Keep a Safe Distance
Set fan clearance at 9 feet above the
floor if possible (if this is not
possible, maintain a minimum clearance of 7 feet. This
will help you and
your family avoid injuries.
Because it's much more complicated to
install a ceiling fan than a ceiling
light fixture, you might want to consider having your
ceiling fan put
in by a licensed electrician. Ceiling fans need
additional support from
above and need to be anchored solidly to a stud. (fan
rotation can work
metal screws loose.)
Lower your utility bill
Armed with a good ceiling fan, you can
raise your thermostat setting and
save substantially on air-conditioning costs. By
reversing the direction
the ceiling fan blows the air you will save in the
winter also. You can
expect a 10-15% savings on your heating bill. You can
save up to 40% off
your cooling bill in the summer.
Ceiling Fan Blade Cleaning Tip from the PROS!
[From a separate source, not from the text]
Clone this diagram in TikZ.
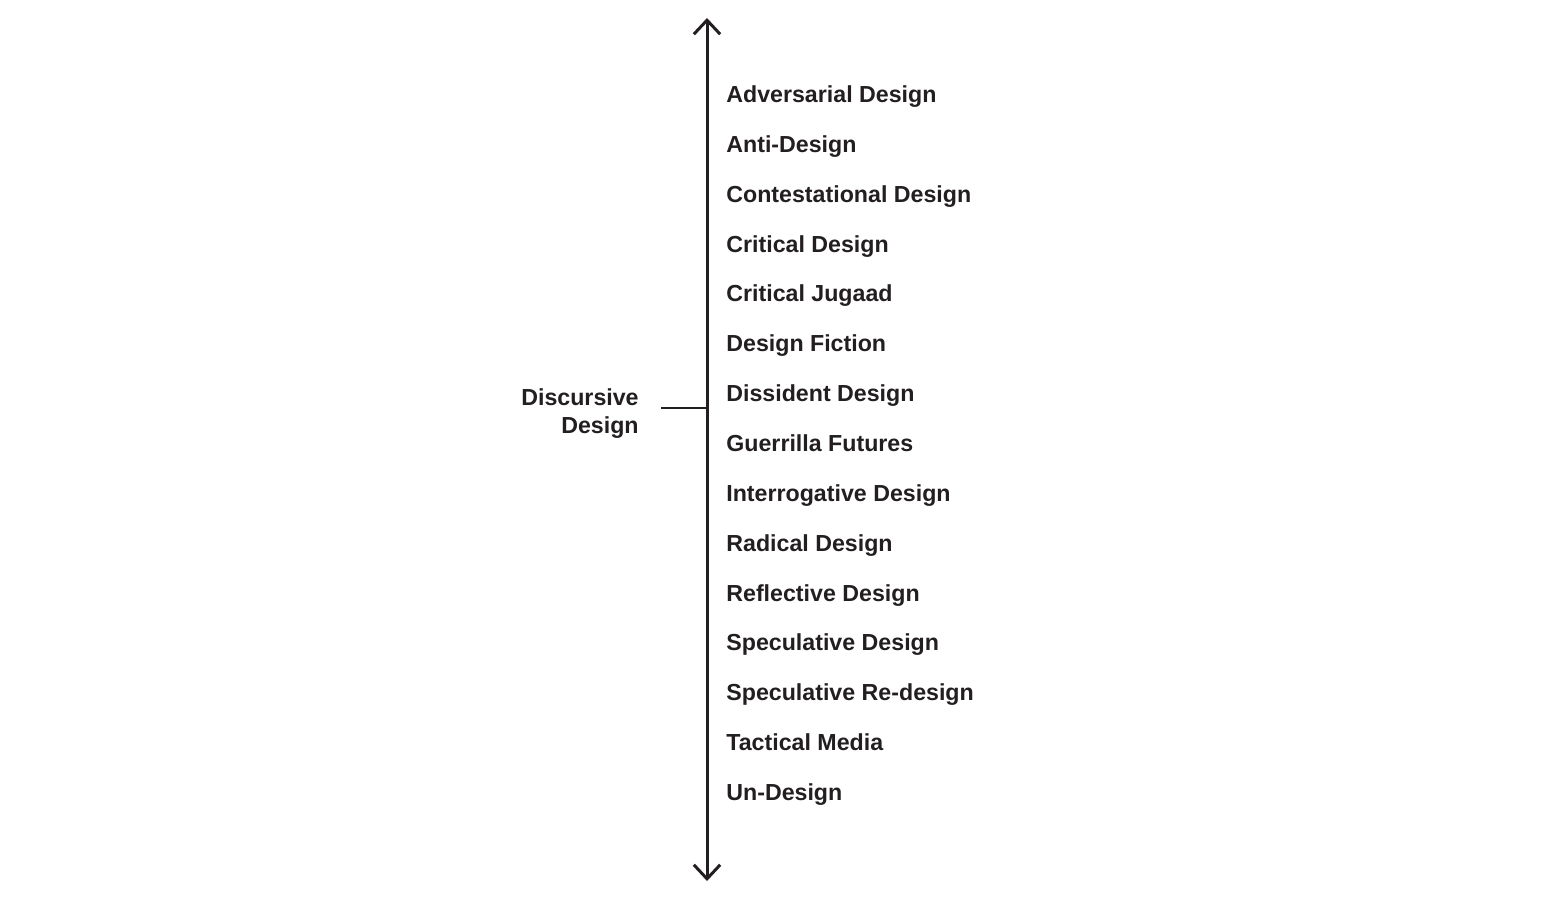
\documentclass[tikz,border=0pt]{standalone}
\usepackage{fontspec}
\setmainfont{Liberation Sans}
\usepackage{xcolor}
\usetikzlibrary{arrows.meta}

\definecolor{inkgrey}{HTML}{231F20}

\begin{document}
\begin{tikzpicture}[
    axis/.style={draw=inkgrey, line width=1.7pt, {Straight Barb[length=8pt,width=15pt]}-{Straight Barb[length=8pt,width=15pt]}},
    tick/.style={draw=inkgrey, line width=1.4pt},
    term/.style={text=inkgrey, font=\fontsize{13.2pt}{15.9pt}\selectfont\bfseries, inner sep=0pt, anchor=base west}
]
    \useasboundingbox (0,0) rectangle (30.86,18);
    % axis with both ends open
    \coordinate (top) at (14.14,17.64);
    \coordinate (bottom) at (14.14,0.38);
    \draw[axis] (bottom) -- (top);
    % label on the left
    \node[term, anchor=base east, align=right] (discursive) at (12.78,9.33) {Discursive\\Design};
    \coordinate (tickstart) at (13.22,9.84);
    \coordinate (tickend) at (14.14,9.84);
    \draw[tick] (tickstart) -- (tickend);
    % list of practices
    \foreach \name [count=\i from 0] in {Adversarial Design, Anti-Design, Contestational Design, Critical Design, Critical Jugaad, Design Fiction, Dissident Design, Guerrilla Futures, Interrogative Design, Radical Design, Reflective Design, Speculative Design, Speculative Re-design, Tactical Media, Un-Design}
        \node[term] (d\i) at (14.52,15.95-\i*0.997) {\name};
\end{tikzpicture}
\end{document}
Ceiling fans are a great way to stay cool in the summer and re-circulate hot air in the winter. But those fan blades can sure collect dust over time! Cleaning them can be a pain.
Here are two clever tricks to help you keep your ceiling fan blades clean and running great
It’s In The Bag! Take an old pillow case and get it a little bit damp. Put the case over each blade one at a time (like a pillow). Then gently pull it off and you pull the dust and dirt off without having it go everywhere and it all stays in the pillowcase.
Socks Work Great! For the really dirty fans that need some extra attention take an old pair of cotton socks and dip them in some soapy water made with dish detergent. Ring them out so they are just damp. (remember we are working with an electrical fixture) Put them over your hands and then run your hands over the top and bottom of each blade. The dust will stick to the wet socks and it takes just minutes.